Hi @rschmehl ,
This thesis asks good questions, shows good analyses, and provides some answers. Few points are quoted below.
Pages 1 and 2:
AWE systems typically operate in crosswind maneuvers, where the flight speed is closely coupled with both the wind speed and the reeling speed of the tether. This interdependence presents a significant operational challenge. Without responsive control, a wind gust can rapidly accelerate the flying device, which amplifies the aerodynamic loads; this leads to potential rupture of the tether or other irreversible damage —and in the worst -case—loss of the flying device or harm to people. For comparison: wind turbines are less prone to this coupling problem due to the large inertia of their blades.

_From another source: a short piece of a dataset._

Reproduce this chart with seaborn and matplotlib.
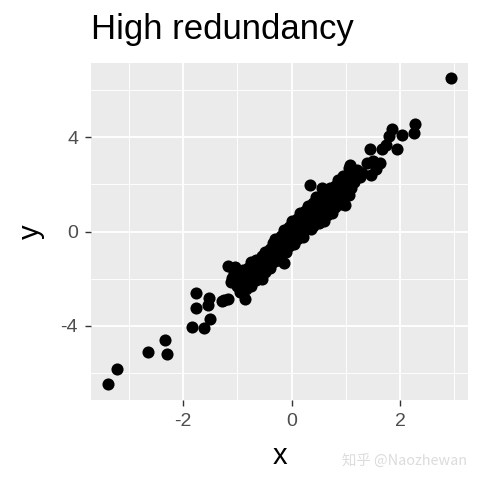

Only or mainly crosswind maneuvers?
Page 2:
As AWE systems operate at higher altitudes and their operations are not stationary,
the interaction with the aviation system is potentially stronger. For these reasons, AWE
systems introduce risks to third parties in the air and objects on the ground. Thus, besides addressing the safety issues for wind turbines, such as the risk of lightning or fire within the equipment, additional considerations are required for managing aviation related risks.
There are stationary (“static”) AWES, for example rotary devices by torque transfer (SuperTurbine ™, Windswept & Interesting), or by rope drive transmission (Kiwee One).
Other stationary (“static”) AWES are also mentioned in the thesis itself, at least page 68:
6.6.3. REGULATIONS FOR TETHERED GAS BALLOONS CATEGORY
For static AWE systems that resemble the system developed by Altaeros Energies [118]
a more applicable basis is the EASA certification specification for tethered gas balloons,
CS-31TGB [119]. The lack of a complex control system which is required for the crosswind AWE systems, in conjunction with the self-stabilizing nature of a tethered lighterthan-air gas balloon will probably be sufficient to make CS-31TGB applicable.
Page 3:
However, it led to relatively slow development overall due to the following:
• lack of a holistic view of the systems to be developed [12];
• lack of a comprehensive systems engineering approach [13];
• lack of effective knowledge sharing and access to results (both successes and failed
attempts) [13]
Relevant observation.
Page 125:
B.1.1. FAILURES CAUSED BY TETHER FAULTS
In my opinion, other problems than faults could be blamed on tethers. Firstly their length linked to rapid movement in crosswind mode, leading to difficult secondary uses in regard to the reliability issues, and in large ground and space areas.
This publication could show that reliability problems would not be limited to the statement of faults, but could go as far as the choice of architectures retained.